By pressing your way up through a part of the square miles of breast-high thistles about the theatre, you may reach the top of the hill from which Augustus looked down and saw his enemy apparently strong. The whole world for which he was about to grapple affords few scenes of greater beauty than that which lay before his eye.
The road over which our carriage proceeded was a testimonial that the Turks have been misrepresented by the traveller who said:
“It is a favorite idea with all barbarous princes that the badness of the roads adds considerably to the natural strength of their dominions. The Turks and Persians are undoubtedly of this opinion; the public highways are, therefore, neglected, and particularly so toward the frontiers.”
The road was being made into a good one, but as long stretches of it were covered with piles of dirt, and on a level three or four feet above the older parts, getting on was attended with difficulty. But the Turks could not be considered devoid of energy when they put so much work upon the road which everybody was then prophesying would in a few years pass into the hands of the Greeks. It may be that the “sick man” thought he might yet use that road for military operations which would trouble his southern neighbors. At any rate he did so.
Along the foot of the mountains which bound the plain of Ambrakia to the north, out from under the well-built road, copious fountains of clear, cold water gush, contributing to the river Luro, the ancient Charadros, which here overflows its banks far and wide; and a most luxuriant tangle of trees and vines, standing often in several inches of water, impenetrable as an Indian jungle, astonishes one accustomed to judge the vegetation of Greece by its eastern parts.

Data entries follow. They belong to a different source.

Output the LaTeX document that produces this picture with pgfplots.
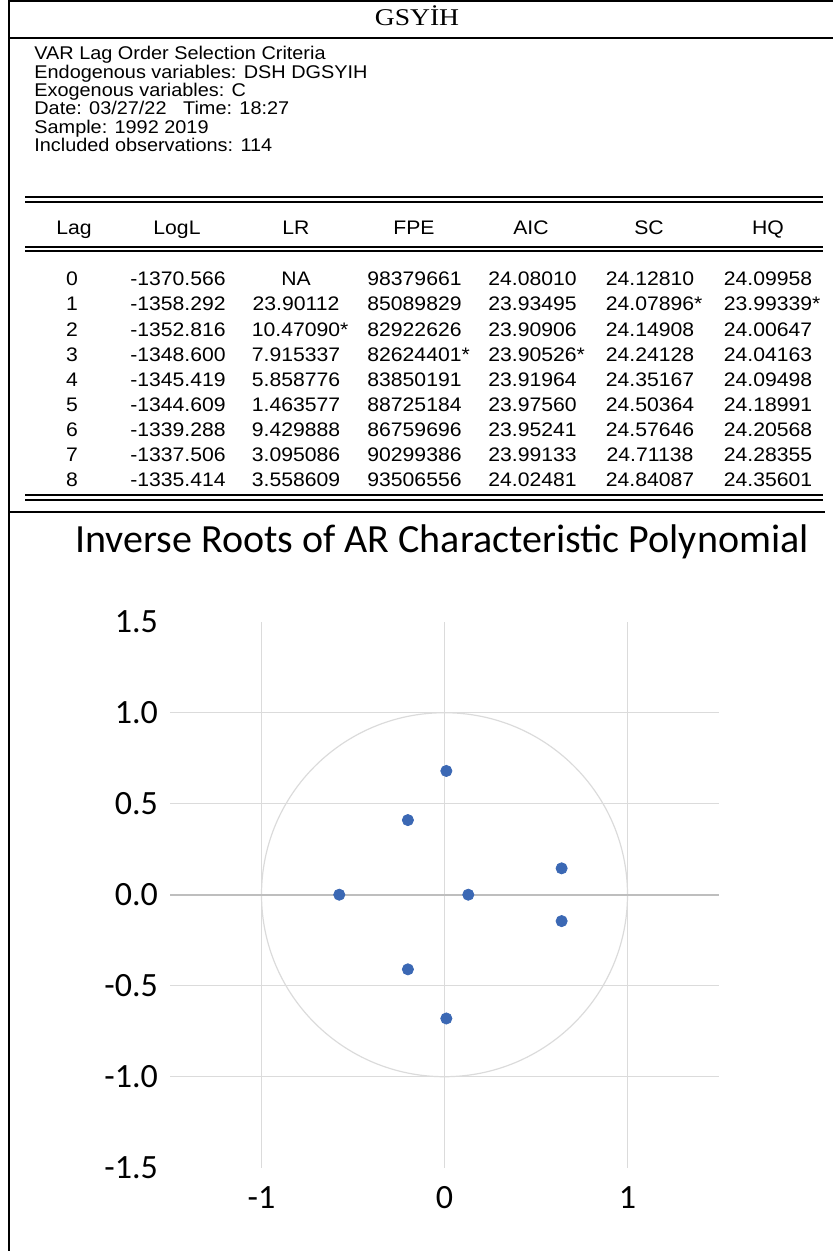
\documentclass[border=0pt]{standalone}
\usepackage{fontspec}
\setmainfont{Liberation Sans}
\newfontfamily\tabfont[FakeStretch=1.08]{Liberation Sans}
\newfontfamily\carlito{Carlito}
\newfontfamily\serif[FakeStretch=1.15]{Liberation Serif}
\usepackage{pgfplots}
\pgfplotsset{compat=1.18}
\definecolor{rootblue}{RGB}{59,104,180}
\definecolor{gridgray}{RGB}{219,219,219}
\definecolor{axisgray}{RGB}{190,190,190}
\newcommand\st{\rlap{*}}

\begin{document}
\begin{tikzpicture}
\useasboundingbox (0,0) rectangle (416.5pt,-625.5pt);
% table part, drawn in pixel units of the reference
\begin{scope}[x=0.5pt,y=-0.5pt]
  \draw[line width=1.2pt] (9,0) -- (9,1251);
  \draw[line width=1.2pt] (8,1) -- (833,1);
  \draw[line width=1pt] (8,38) -- (833,38);
  \node[anchor=base, inner sep=0pt, font=\serif\fontsize{12}{12}\selectfont] at (417,26) {GSYİH};
  \begin{scope}[every node/.style={anchor=base west, inner sep=0pt, font=\tabfont\fontsize{9.2}{9.2}\selectfont}]
    \node at (34,60) {VAR Lag Order Selection Criteria};
    \node at (34,79) {Endogenous variables: DSH DGSYIH};
    \node at (34,97) {Exogenous variables: C};
    \node at (34,115) {Date: 03/27/22\ \ \ Time: 18:27};
    \node at (34,134) {Sample: 1992 2019};
    \node at (34,152) {Included observations: 114};
  \end{scope}
  \foreach \yy in {197,202,247,251,495,500}
    \draw[line width=0.8pt] (25,\yy) -- (823,\yy);
  \draw[line width=0.9pt] (8,512) -- (825,512);
  \begin{scope}[every node/.style={anchor=base, inner sep=0pt, font=\tabfont\fontsize{9.8}{9.8}\selectfont}]
    \foreach \xx/\hd in {74/Lag,177/LogL,296/LR,414/FPE,531/AIC,649/SC,768/HQ}
      \node at (\xx,235) {\hd};
    \foreach \r/\a/\b/\c/\d/\e/\f in {
      0/-1370.566/NA/98379661/24.08010/24.12810/24.09958,
      1/-1358.292/23.90112/85089829/23.93495/24.07896\st/23.99339\st,
      2/-1352.816/10.47090\st/82922626/23.90906/24.14908/24.00647,
      3/-1348.600/7.915337/82624401\st/23.90526\st/24.24128/24.04163,
      4/-1345.419/5.858776/83850191/23.91964/24.35167/24.09498,
      5/-1344.609/1.463577/88725184/23.97560/24.50364/24.18991,
      6/-1339.288/9.429888/86759696/23.95241/24.57646/24.20568,
      7/-1337.506/3.095086/90299386/23.99133/24.71138/24.28355,
      8/-1335.414/3.558609/93506556/24.02481/24.84087/24.35601}{
      \pgfmathsetmacro\yy{286+25*\r}
      \node at (72,\yy) {\r};
      \node at (178,\yy) {\a};
      \node at (296,\yy) {\b};
      \node at (414.5,\yy) {\c};
      \node at (532.5,\yy) {\d};
      \node at (650,\yy) {\e};
      \node at (768,\yy) {\f};
    }
  \end{scope}
\end{scope}

\node[anchor=base, font=\carlito\fontsize{20}{20}\selectfont] at (221pt,-276pt)
  {Inverse Roots of AR Characteristic Polynomial};

\begin{axis}[
  at={(85pt,-583.85pt)}, anchor=south west,
  scale only axis, width=274.5pt, height=273pt,
  xmin=-1.5, xmax=1.5, ymin=-1.5, ymax=1.5,
  axis line style={draw=none},
  major tick length=0pt,
  grid=major,
  grid style={gridgray, line width=0.5pt},
  xtick={-1,0,1}, xticklabels={-1,0,1},
  ytick={-1,-0.5,0,0.5,1}, yticklabels={-1.0,-0.5,0.0,0.5,1.0},
  extra y ticks={-1.5,1.5}, extra y tick labels={-1.5,1.5},
  extra y tick style={grid=none},
  ticklabel style={font=\carlito\fontsize{17}{17}\selectfont},
  yticklabel style={xshift=-2.5pt},
  xticklabel style={yshift=-6pt},
  clip=false,
]
\draw[gridgray, line width=0.6pt] (axis cs:0,0) ellipse [x radius=1, y radius=1];
\draw[axisgray, line width=0.9pt] (axis cs:-1.5,0) -- (axis cs:1.5,0);
\addplot[only marks, mark=*, mark size=2.8pt, color=rootblue] coordinates {
  (0.01,0.68) (0.01,-0.68) (-0.20,0.41) (-0.20,-0.41)
  (0.64,0.145) (0.64,-0.145) (-0.575,0) (0.13,0)
};
\end{axis}
\end{tikzpicture}
\end{document}
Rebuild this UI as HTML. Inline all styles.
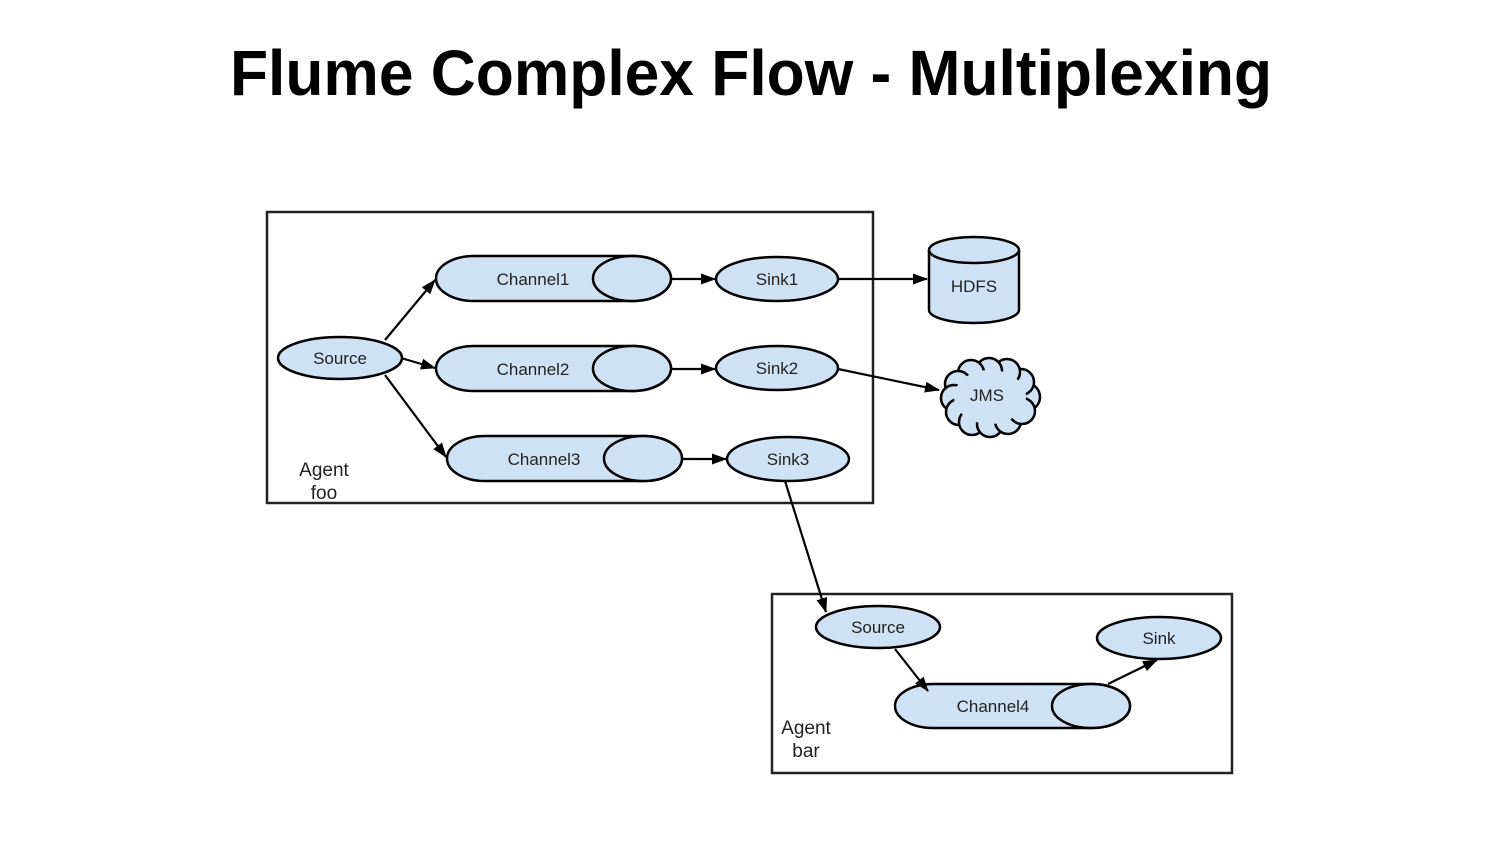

Our second day’s journey was up the gorge of the Luro to its sources, and then over a ridge into the plain of Joannina. For six hours we had one continuous vale of Tempe. One does not hear enough of this region. Who, for instance, ever hears of Rogus, a ruin which we passed toward evening on the first day? Yet here is an acropolis which one sees from a great distance—such an imposing affair that I supposed for a long time that it must be Ambrakia. There are remains of fine old Hellenic walls, on which stood Byzantine walls now badly crumbled. Leake supposes Rogus to be the ancient Charadra.
Along with us went a large family of Jews, seeking among the Turks a safer residence than the Ionian Islands, where just then the Jew was made very uncomfortable. As we halted at noon of the first day by a large oak-tree, on the shore of a brook, it was interesting to see groups, Christian, Jew, and Turk, taking their meals at quite an interval from one another, but all under the shade of the same tree. As we came into Joannina, the Jews were subjected to a searching examination, but we were not examined at all. We heard afterward that the father of this family was suspected of bringing a lot of letters, thus defrauding the Turkish Government of its postage fee.
But I have delayed so long over preliminaries that I can hardly be just to Joannina itself. In fact, to be just to Joannina one should write a book, and not an article. As one approaches the great plain and lake surrounded by snow-capped mountains, one feels that here, as now, must always have been the principal settlement of the whole region. The name Joannina (pronounced Yanina) appears in Byzantine annals as early as the ninth century, when mention is made of a bishop of Joannina about three hundred and fifty years after the last mention of a bishop of Dodona. Though not standing on the same site, it is the successor of Dodona. But its history is essentially Turkish. Perhaps its greatest distinction is that it was the capital of Ali Pasha, who, in the first twenty years of the present century, had established, by an energetic unscrupulousness which reminds one of Demosthenes’s picture of Philip of Macedon, a sovereignty practically independent of the Sultan, almost as large as the Sultan’s other European possessions. Ali had a sort of thirst for blood, which appears not to have belonged to Philip. The Greeks, however, seem to have forgiven him the slaughter of their fathers and mothers in deference to his genius, and to take a local pride in the monster. Most of the stories told about him are records of some murder or other. Most of the compliments which his satellites used to pay him turned on the idea that he was a good butcher. A place in the lake is still pointed out as the scene of the drowning of a dozen or so Greek women whose morals, forsooth, were not up to the high standard which Ali said he was going to set up. Some of them belonged to the best families in Joannina, and could not believe that Ali meant more than blackmail until the waters were closing over them, when they shrieked and grasped at the boat so wildly that the executioners had to become inhuman in order to carry out the commands of their lord.
But this Albanian Mussulman reckoned ill when he threw down the gauntlet to the Sultan. Retiring to an island in the lake, when he could no longer defend his capital, he was first stabbed treacherously in a parley in which he thought he was going to make terms with his master, and finally killed by shots fired through the floor from the room under that in which he had taken refuge. His head and those of his sons, who had not well supported their father in the struggle, were fastened up over the door of the Seraglio in Constantinople.